Mavic have long lagged behind the rest of the wheel market on the aerodynamics front, instead coming out with rather dubious ”features” that created some of the slowest high end wheels around.
Some time in the last couple of years someone at Mavic had an epiphany… “our customers want fast wheels!!” (maybe they got tired of bikesnobnyc making fun of them)
Thus, they claim to have spent 400 hours in the wind tunnel in the past year. The new CXR80 wheel/tyre system is a product of this revised focus and has a lot of promising features.
As with most new wheel designs they’ve paid attention to the behaviour of both the trailing and leading edge of the wheel. As shown in this image (produced by Mavic and shown on bikerumour).
You will note that they’ve shaped the leading edge as a fairly traditional airfoil (corresponding to the NACA 0024 shape).
Whereas the rear takes a truncated form (in the style of Trek Speed Concept tubing) which is of course a necessity dictated by the tyre forming a blunt trailing edge (this shape follows NACA 0011).
The most attention grabbing aspect of the design is the clip on blades. The intent of the blades is to smooth the airflow around the tyre/rim junction. The picture to the right shows how the blades fill in that aerodynamically messy area (again produced by Mavic and shown on bikerumour).
This is well known as an area where speed can be gained, there is the old trick of filling that gap with silicon sealant, Bontrager produce tyres with a wing to smooth the transition to the rim and Hed extend the walls of their tubulars up the sidewall of the tyre a little.
It should be noted that the blades are currently banned by the UCI, so don’t get too excited about the idea if you road race/TT.
As with most new wheels they’re very wide – 28mm at widest and 27mm at the brake track, so clearance will be an issue on some bikes unless you shave down the brake pads.
In choosing their design parameters they did some good basic research – creating an on bike anemometer (wind meter) so they could determine the range of yaw that cyclists experience.
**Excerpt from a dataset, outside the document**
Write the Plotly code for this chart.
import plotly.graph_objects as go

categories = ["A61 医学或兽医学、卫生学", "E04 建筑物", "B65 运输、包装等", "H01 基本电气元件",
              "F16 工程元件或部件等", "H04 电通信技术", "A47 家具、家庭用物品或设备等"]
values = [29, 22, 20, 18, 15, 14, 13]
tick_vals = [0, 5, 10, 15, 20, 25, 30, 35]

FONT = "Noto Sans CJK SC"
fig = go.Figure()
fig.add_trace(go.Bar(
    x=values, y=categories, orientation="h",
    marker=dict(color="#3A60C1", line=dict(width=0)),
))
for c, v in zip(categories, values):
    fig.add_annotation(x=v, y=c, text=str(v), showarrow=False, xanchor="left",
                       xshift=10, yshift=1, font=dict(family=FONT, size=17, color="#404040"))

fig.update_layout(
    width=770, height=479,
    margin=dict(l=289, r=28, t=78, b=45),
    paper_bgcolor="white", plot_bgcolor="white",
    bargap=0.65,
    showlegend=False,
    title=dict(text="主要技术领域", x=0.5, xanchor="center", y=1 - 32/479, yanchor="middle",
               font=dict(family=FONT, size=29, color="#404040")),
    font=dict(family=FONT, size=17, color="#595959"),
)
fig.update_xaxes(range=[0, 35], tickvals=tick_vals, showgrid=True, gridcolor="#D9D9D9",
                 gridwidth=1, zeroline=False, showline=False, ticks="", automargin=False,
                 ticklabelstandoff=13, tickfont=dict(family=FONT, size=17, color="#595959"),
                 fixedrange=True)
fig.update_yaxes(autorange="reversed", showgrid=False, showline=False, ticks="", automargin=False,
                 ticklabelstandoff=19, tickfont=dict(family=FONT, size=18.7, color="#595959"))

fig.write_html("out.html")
Overall I’m impressed by the process, they’ve done some good groundwork to base the designs on and they’ve taken a holistic approach to the wheel tyre system. There isn’t anything groundbreaking in the process (for instance – I did yaw distribution analysis and used 3d scans of a tyre to input to CFD in the aero design of carbon wheels 5 years ago and Zipp/Hed were well ahead of that) but there isn’t a lot of fresh ground left in this area.
I do have some reservations about their claims though. Obviously they’re claiming to have the ‘fastest wheels in the world’ which is par for the course with any new product release. However in this image (taken by a velonews journalist during the official presentation) they show some unusual behaviour for the Zipp 808:
The point at which the drag deflects (stops going downwards and starts heading up) is where the wheel is said to ‘stall‘ – the angle where the shape stops being so effective.
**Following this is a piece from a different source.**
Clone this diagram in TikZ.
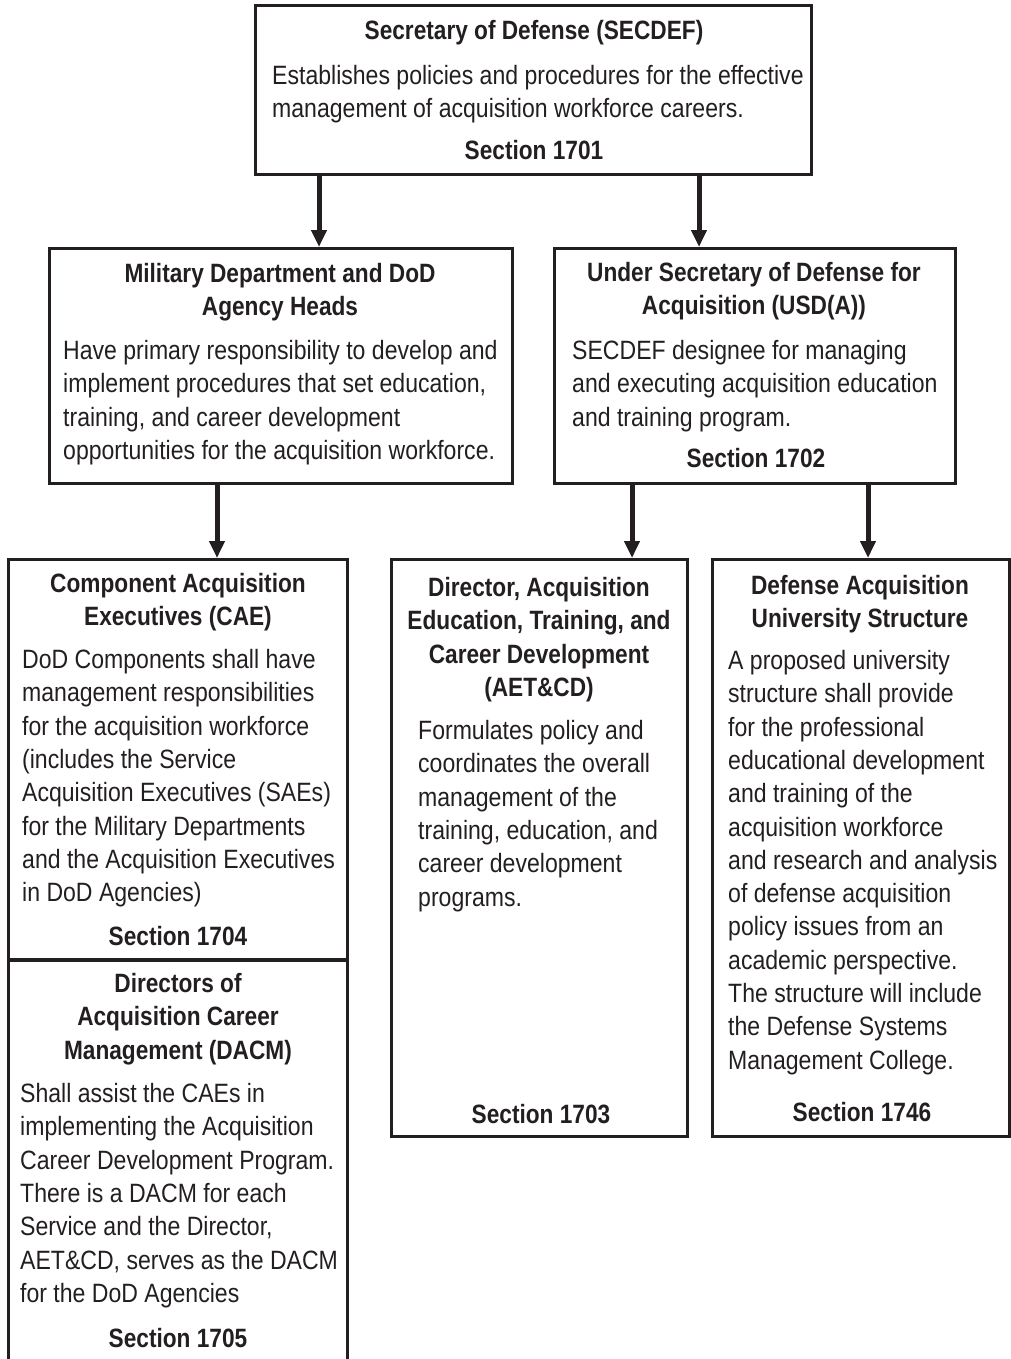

This chart shows the Zipp 808 stalling at 9 degrees. Zipps data shows this point to be just past 15 degrees and independent testing by TOUR Magazin (go to page 102 of this e-magazine) shows the same thing.
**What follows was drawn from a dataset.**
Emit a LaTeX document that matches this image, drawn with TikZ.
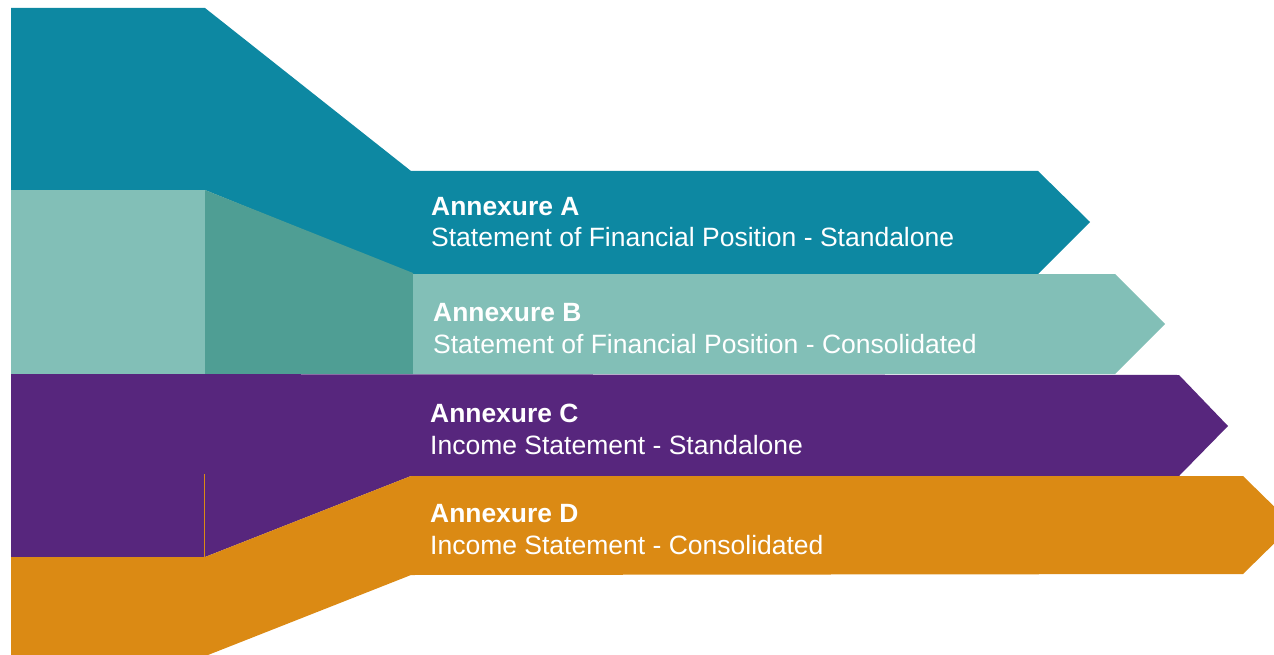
\documentclass[tikz,border=0pt]{standalone}
\usepackage{fontspec}
\setmainfont{Liberation Sans}
\definecolor{cteal}{HTML}{0D88A2}
\definecolor{clight}{HTML}{82BFB7}
\definecolor{cdark}{HTML}{4F9E94}
\definecolor{cpurple}{HTML}{57267D}
\definecolor{corange}{HTML}{DB8A14}
\tikzset{
  titletext/.style={anchor=base west, inner sep=0pt, text=white, font=\fontsize{26.4}{30}\selectfont\bfseries},
  subtext/.style={anchor=base west, inner sep=0pt, text=white, font=\fontsize{26.5}{30}\selectfont},
}
\begin{document}
\begin{tikzpicture}[x=1pt,y=-1pt]
\useasboundingbox (0,0) rectangle (1274,655);
\clip (0,0) rectangle (1274,655);
% Annexure A
\fill[cteal] (11,8) -- (205,8) -- (411,171) -- (1038,171) -- (1090,222) -- (1038,274) -- (411,274) -- (205,190) -- (11,190) -- cycle;
% Annexure B
\fill[clight] (11,190) rectangle (205,374);
\fill[cdark] (205,190) -- (413,273) -- (413,374) -- (205,374) -- cycle;
\fill[clight] (413,274) -- (1115,274) -- (1165,324) -- (1115,374) -- (413,374) -- cycle;
% Annexure C
\fill[cpurple] (11,374) -- (1179,375) -- (1228,426) -- (1179,476) -- (411,476) -- (205,557) -- (11,557) -- cycle;
\draw[corange, line width=0.6pt] (204.5,474) -- (204.5,557);
% Annexure D
\fill[corange] (11,557) -- (205,557) -- (411,476) -- (1243,476) -- (1293,525) -- (1243,574) -- (411,575) -- (208,655) -- (11,655) -- cycle;
% texts
\node[titletext] (ta) at (431,215) {Annexure A};
\node[subtext] (sa) at (431,246) {Statement of Financial Position - Standalone};
\node[titletext] (tb) at (433,321) {Annexure B};
\node[subtext] (sb) at (433,353) {Statement of Financial Position - Consolidated};
\node[titletext] (tc) at (430,422) {Annexure C};
\node[subtext] (sc) at (430,454) {Income Statement - Standalone};
\node[titletext] (td) at (430,522) {Annexure D};
\node[subtext] (sd) at (430,554) {Income Statement - Consolidated};
\end{tikzpicture}
\end{document}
Note that I’ve done this for demonstration purposes only – we can’t use different tests to properly compare equipment as there are too many sources of error. All I’m doing is showing the curve shape we expect from the 808.
For this comparison I anchored the 0 Degree result and, since the Tour test also measured in N, plugged in the differences from that start point. You can see fairly good agreement up to 9 Degrees (which suggests a reasonably valid comparison) and then the story changes dramatically. The black line of the Tour data continues to plunge where the Mavic data shows worsening performance.
What this suggests is that Mavic chose a tyre for the 808 that would hinder the 808s performance. I have data (that I can’t show) that demonstrates a 5 degree shift in stall angle for the 808 just from tyre choice and the Zipp curve above mimics one of the non-optimised patterns I’ve seen.
So Mavic throw the credibility of their data into doubt by trying to discredit one of the most tested (and therefore well understood) wheels on the market.
Additionally, the current Mavic Yksion tyres give away ~5w to some of the fast (but still reliable) tubular options. So unless the new CXR tyres have improved on the Yksions the performance of the wheel/tyre system may be less than the top competitors when we consider both aero and rolling resistance. And I’d also be interested to know whether the blades stiffen the sidewall of the tyre, thus increasing the rolling resistance.
I look forward to the first independent testing of the CXR80, I think the design and the process that led to it is promising, but I’d need to see other data before I added it to the list of wheels on my recommended list.